* **Records shown**
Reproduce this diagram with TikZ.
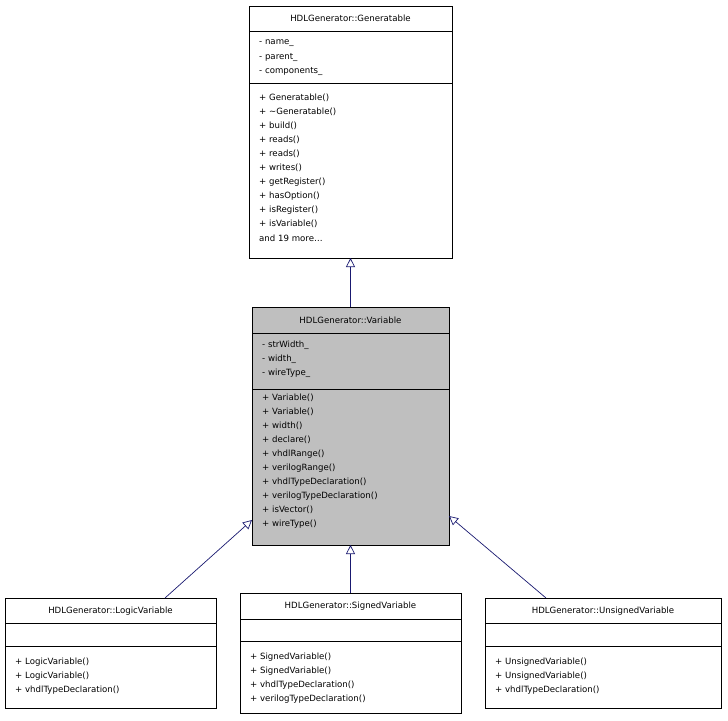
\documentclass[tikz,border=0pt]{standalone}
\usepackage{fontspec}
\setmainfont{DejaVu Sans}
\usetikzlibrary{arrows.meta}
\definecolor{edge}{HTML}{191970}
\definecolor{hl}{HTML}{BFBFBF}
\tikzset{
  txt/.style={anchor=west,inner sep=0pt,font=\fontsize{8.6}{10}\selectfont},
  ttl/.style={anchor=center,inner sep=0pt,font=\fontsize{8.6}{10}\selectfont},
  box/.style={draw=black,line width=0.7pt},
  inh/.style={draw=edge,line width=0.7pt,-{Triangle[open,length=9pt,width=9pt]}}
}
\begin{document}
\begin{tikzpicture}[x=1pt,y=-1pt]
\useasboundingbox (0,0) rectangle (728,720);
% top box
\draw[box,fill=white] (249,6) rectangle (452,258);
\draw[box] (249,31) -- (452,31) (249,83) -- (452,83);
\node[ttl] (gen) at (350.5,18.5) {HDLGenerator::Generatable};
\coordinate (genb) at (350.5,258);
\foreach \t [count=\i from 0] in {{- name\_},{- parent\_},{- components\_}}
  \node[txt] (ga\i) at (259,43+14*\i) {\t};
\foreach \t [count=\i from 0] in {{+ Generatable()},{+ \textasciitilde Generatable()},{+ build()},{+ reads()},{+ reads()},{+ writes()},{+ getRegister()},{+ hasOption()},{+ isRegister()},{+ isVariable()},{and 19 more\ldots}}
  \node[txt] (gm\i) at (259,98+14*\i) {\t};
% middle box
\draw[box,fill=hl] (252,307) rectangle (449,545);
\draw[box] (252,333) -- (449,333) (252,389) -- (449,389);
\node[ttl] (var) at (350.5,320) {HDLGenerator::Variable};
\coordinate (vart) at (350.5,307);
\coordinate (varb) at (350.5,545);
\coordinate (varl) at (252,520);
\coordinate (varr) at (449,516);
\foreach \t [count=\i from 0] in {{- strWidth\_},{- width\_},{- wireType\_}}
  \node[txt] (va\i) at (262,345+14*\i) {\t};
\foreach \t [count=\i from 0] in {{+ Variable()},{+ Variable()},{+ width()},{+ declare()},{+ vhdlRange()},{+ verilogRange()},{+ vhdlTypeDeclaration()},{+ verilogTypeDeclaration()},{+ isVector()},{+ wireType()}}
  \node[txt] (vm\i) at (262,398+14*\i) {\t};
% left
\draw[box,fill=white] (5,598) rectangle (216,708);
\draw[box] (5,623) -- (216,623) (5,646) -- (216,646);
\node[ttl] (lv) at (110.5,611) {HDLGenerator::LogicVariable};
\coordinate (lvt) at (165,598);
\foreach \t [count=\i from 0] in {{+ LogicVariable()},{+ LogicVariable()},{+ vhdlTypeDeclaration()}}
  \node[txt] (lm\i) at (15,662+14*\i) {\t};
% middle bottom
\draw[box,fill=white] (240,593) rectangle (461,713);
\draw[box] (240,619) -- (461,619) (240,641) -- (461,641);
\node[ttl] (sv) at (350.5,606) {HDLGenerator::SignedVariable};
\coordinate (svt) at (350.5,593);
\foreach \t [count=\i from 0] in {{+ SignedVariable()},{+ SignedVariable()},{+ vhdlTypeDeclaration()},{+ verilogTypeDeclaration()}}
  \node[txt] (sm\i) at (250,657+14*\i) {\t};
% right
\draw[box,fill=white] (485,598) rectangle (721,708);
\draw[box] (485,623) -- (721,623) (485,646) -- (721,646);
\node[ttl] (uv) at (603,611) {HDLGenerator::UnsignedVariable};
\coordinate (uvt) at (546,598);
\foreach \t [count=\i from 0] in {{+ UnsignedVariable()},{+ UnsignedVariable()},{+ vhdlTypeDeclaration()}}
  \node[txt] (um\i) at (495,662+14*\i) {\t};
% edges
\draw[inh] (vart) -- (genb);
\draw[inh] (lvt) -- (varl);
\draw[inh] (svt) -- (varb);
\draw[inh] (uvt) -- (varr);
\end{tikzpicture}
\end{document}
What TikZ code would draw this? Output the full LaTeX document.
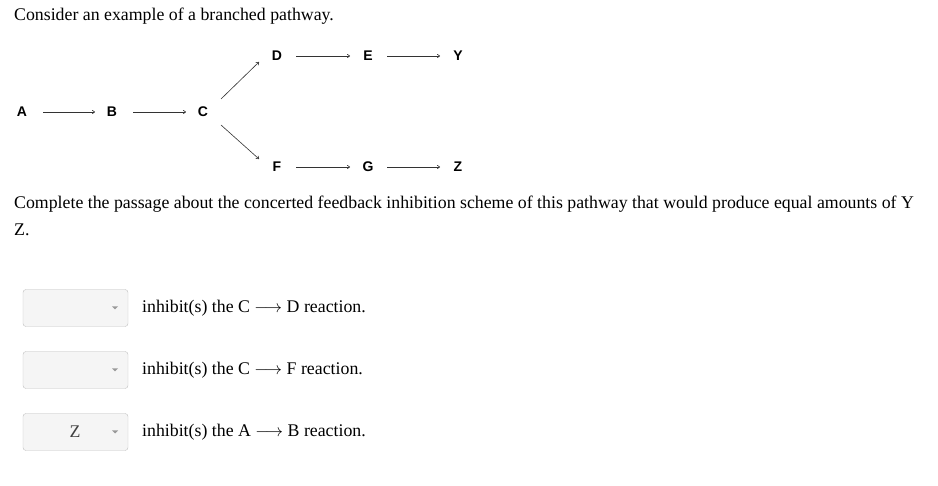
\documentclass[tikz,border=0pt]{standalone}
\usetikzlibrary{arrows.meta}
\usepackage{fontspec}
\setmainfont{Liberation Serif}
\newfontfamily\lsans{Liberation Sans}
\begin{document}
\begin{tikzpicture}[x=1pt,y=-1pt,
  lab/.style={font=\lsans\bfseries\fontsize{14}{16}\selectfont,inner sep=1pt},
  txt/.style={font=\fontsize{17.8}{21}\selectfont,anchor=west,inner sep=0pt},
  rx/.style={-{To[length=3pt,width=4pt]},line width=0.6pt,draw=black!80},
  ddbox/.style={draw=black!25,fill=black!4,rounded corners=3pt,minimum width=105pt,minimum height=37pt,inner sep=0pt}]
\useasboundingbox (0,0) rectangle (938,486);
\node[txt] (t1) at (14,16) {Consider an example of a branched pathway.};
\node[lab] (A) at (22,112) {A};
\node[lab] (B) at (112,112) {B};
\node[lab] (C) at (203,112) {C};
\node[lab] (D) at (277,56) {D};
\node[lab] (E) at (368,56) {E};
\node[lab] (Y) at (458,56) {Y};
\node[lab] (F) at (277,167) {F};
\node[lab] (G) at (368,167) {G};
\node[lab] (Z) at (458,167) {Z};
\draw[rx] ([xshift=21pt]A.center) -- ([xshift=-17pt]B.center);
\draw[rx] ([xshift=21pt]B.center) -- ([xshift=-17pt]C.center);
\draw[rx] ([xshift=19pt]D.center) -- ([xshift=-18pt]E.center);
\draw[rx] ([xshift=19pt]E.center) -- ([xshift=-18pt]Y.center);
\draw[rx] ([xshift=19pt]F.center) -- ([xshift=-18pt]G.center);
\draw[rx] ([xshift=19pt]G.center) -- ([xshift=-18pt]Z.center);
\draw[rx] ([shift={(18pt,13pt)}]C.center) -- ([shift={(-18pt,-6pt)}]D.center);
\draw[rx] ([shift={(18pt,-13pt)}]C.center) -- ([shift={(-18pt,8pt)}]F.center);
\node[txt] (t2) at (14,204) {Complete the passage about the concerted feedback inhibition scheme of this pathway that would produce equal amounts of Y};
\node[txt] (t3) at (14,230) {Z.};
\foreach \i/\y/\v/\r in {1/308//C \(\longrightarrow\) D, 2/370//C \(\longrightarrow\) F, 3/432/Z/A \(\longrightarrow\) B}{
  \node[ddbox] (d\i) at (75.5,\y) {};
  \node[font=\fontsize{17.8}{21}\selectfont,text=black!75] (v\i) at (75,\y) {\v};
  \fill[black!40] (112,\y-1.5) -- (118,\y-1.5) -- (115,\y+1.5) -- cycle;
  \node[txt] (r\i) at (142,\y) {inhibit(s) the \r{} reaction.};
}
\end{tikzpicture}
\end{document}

* **Exercise objective**
Write out every line above exactly as it is, leaving out the pictures.

* **Problem solution**
Reproduce this diagram with TikZ.
\documentclass[tikz,border=0pt]{standalone}
\usepackage{fontspec}
\setmainfont{DejaVu Sans}
\usetikzlibrary{arrows.meta}
\definecolor{edge}{HTML}{191970}
\definecolor{hl}{HTML}{BFBFBF}
\tikzset{
  txt/.style={anchor=west,inner sep=0pt,font=\fontsize{8.6}{10}\selectfont},
  ttl/.style={anchor=center,inner sep=0pt,font=\fontsize{8.6}{10}\selectfont},
  box/.style={draw=black,line width=0.7pt},
  inh/.style={draw=edge,line width=0.7pt,-{Triangle[open,length=9pt,width=9pt]}}
}
\begin{document}
\begin{tikzpicture}[x=1pt,y=-1pt]
\useasboundingbox (0,0) rectangle (728,720);
% top box
\draw[box,fill=white] (249,6) rectangle (452,258);
\draw[box] (249,31) -- (452,31) (249,83) -- (452,83);
\node[ttl] (gen) at (350.5,18.5) {HDLGenerator::Generatable};
\coordinate (genb) at (350.5,258);
\foreach \t [count=\i from 0] in {{- name\_},{- parent\_},{- components\_}}
  \node[txt] (ga\i) at (259,43+14*\i) {\t};
\foreach \t [count=\i from 0] in {{+ Generatable()},{+ \textasciitilde Generatable()},{+ build()},{+ reads()},{+ reads()},{+ writes()},{+ getRegister()},{+ hasOption()},{+ isRegister()},{+ isVariable()},{and 19 more\ldots}}
  \node[txt] (gm\i) at (259,98+14*\i) {\t};
% middle box
\draw[box,fill=hl] (252,307) rectangle (449,545);
\draw[box] (252,333) -- (449,333) (252,389) -- (449,389);
\node[ttl] (var) at (350.5,320) {HDLGenerator::Variable};
\coordinate (vart) at (350.5,307);
\coordinate (varb) at (350.5,545);
\coordinate (varl) at (252,520);
\coordinate (varr) at (449,516);
\foreach \t [count=\i from 0] in {{- strWidth\_},{- width\_},{- wireType\_}}
  \node[txt] (va\i) at (262,345+14*\i) {\t};
\foreach \t [count=\i from 0] in {{+ Variable()},{+ Variable()},{+ width()},{+ declare()},{+ vhdlRange()},{+ verilogRange()},{+ vhdlTypeDeclaration()},{+ verilogTypeDeclaration()},{+ isVector()},{+ wireType()}}
  \node[txt] (vm\i) at (262,398+14*\i) {\t};
% left
\draw[box,fill=white] (5,598) rectangle (216,708);
\draw[box] (5,623) -- (216,623) (5,646) -- (216,646);
\node[ttl] (lv) at (110.5,611) {HDLGenerator::LogicVariable};
\coordinate (lvt) at (165,598);
\foreach \t [count=\i from 0] in {{+ LogicVariable()},{+ LogicVariable()},{+ vhdlTypeDeclaration()}}
  \node[txt] (lm\i) at (15,662+14*\i) {\t};
% middle bottom
\draw[box,fill=white] (240,593) rectangle (461,713);
\draw[box] (240,619) -- (461,619) (240,641) -- (461,641);
\node[ttl] (sv) at (350.5,606) {HDLGenerator::SignedVariable};
\coordinate (svt) at (350.5,593);
\foreach \t [count=\i from 0] in {{+ SignedVariable()},{+ SignedVariable()},{+ vhdlTypeDeclaration()},{+ verilogTypeDeclaration()}}
  \node[txt] (sm\i) at (250,657+14*\i) {\t};
% right
\draw[box,fill=white] (485,598) rectangle (721,708);
\draw[box] (485,623) -- (721,623) (485,646) -- (721,646);
\node[ttl] (uv) at (603,611) {HDLGenerator::UnsignedVariable};
\coordinate (uvt) at (546,598);
\foreach \t [count=\i from 0] in {{+ UnsignedVariable()},{+ UnsignedVariable()},{+ vhdlTypeDeclaration()}}
  \node[txt] (um\i) at (495,662+14*\i) {\t};
% edges
\draw[inh] (vart) -- (genb);
\draw[inh] (lvt) -- (varl);
\draw[inh] (svt) -- (varb);
\draw[inh] (uvt) -- (varr);
\end{tikzpicture}
\end{document}
What TikZ code would draw this? Output the full LaTeX document.
\documentclass[tikz,border=0pt]{standalone}
\usetikzlibrary{arrows.meta}
\usepackage{fontspec}
\setmainfont{Liberation Serif}
\newfontfamily\lsans{Liberation Sans}
\begin{document}
\begin{tikzpicture}[x=1pt,y=-1pt,
  lab/.style={font=\lsans\bfseries\fontsize{14}{16}\selectfont,inner sep=1pt},
  txt/.style={font=\fontsize{17.8}{21}\selectfont,anchor=west,inner sep=0pt},
  rx/.style={-{To[length=3pt,width=4pt]},line width=0.6pt,draw=black!80},
  ddbox/.style={draw=black!25,fill=black!4,rounded corners=3pt,minimum width=105pt,minimum height=37pt,inner sep=0pt}]
\useasboundingbox (0,0) rectangle (938,486);
\node[txt] (t1) at (14,16) {Consider an example of a branched pathway.};
\node[lab] (A) at (22,112) {A};
\node[lab] (B) at (112,112) {B};
\node[lab] (C) at (203,112) {C};
\node[lab] (D) at (277,56) {D};
\node[lab] (E) at (368,56) {E};
\node[lab] (Y) at (458,56) {Y};
\node[lab] (F) at (277,167) {F};
\node[lab] (G) at (368,167) {G};
\node[lab] (Z) at (458,167) {Z};
\draw[rx] ([xshift=21pt]A.center) -- ([xshift=-17pt]B.center);
\draw[rx] ([xshift=21pt]B.center) -- ([xshift=-17pt]C.center);
\draw[rx] ([xshift=19pt]D.center) -- ([xshift=-18pt]E.center);
\draw[rx] ([xshift=19pt]E.center) -- ([xshift=-18pt]Y.center);
\draw[rx] ([xshift=19pt]F.center) -- ([xshift=-18pt]G.center);
\draw[rx] ([xshift=19pt]G.center) -- ([xshift=-18pt]Z.center);
\draw[rx] ([shift={(18pt,13pt)}]C.center) -- ([shift={(-18pt,-6pt)}]D.center);
\draw[rx] ([shift={(18pt,-13pt)}]C.center) -- ([shift={(-18pt,8pt)}]F.center);
\node[txt] (t2) at (14,204) {Complete the passage about the concerted feedback inhibition scheme of this pathway that would produce equal amounts of Y};
\node[txt] (t3) at (14,230) {Z.};
\foreach \i/\y/\v/\r in {1/308//C \(\longrightarrow\) D, 2/370//C \(\longrightarrow\) F, 3/432/Z/A \(\longrightarrow\) B}{
  \node[ddbox] (d\i) at (75.5,\y) {};
  \node[font=\fontsize{17.8}{21}\selectfont,text=black!75] (v\i) at (75,\y) {\v};
  \fill[black!40] (112,\y-1.5) -- (118,\y-1.5) -- (115,\y+1.5) -- cycle;
  \node[txt] (r\i) at (142,\y) {inhibit(s) the \r{} reaction.};
}
\end{tikzpicture}
\end{document}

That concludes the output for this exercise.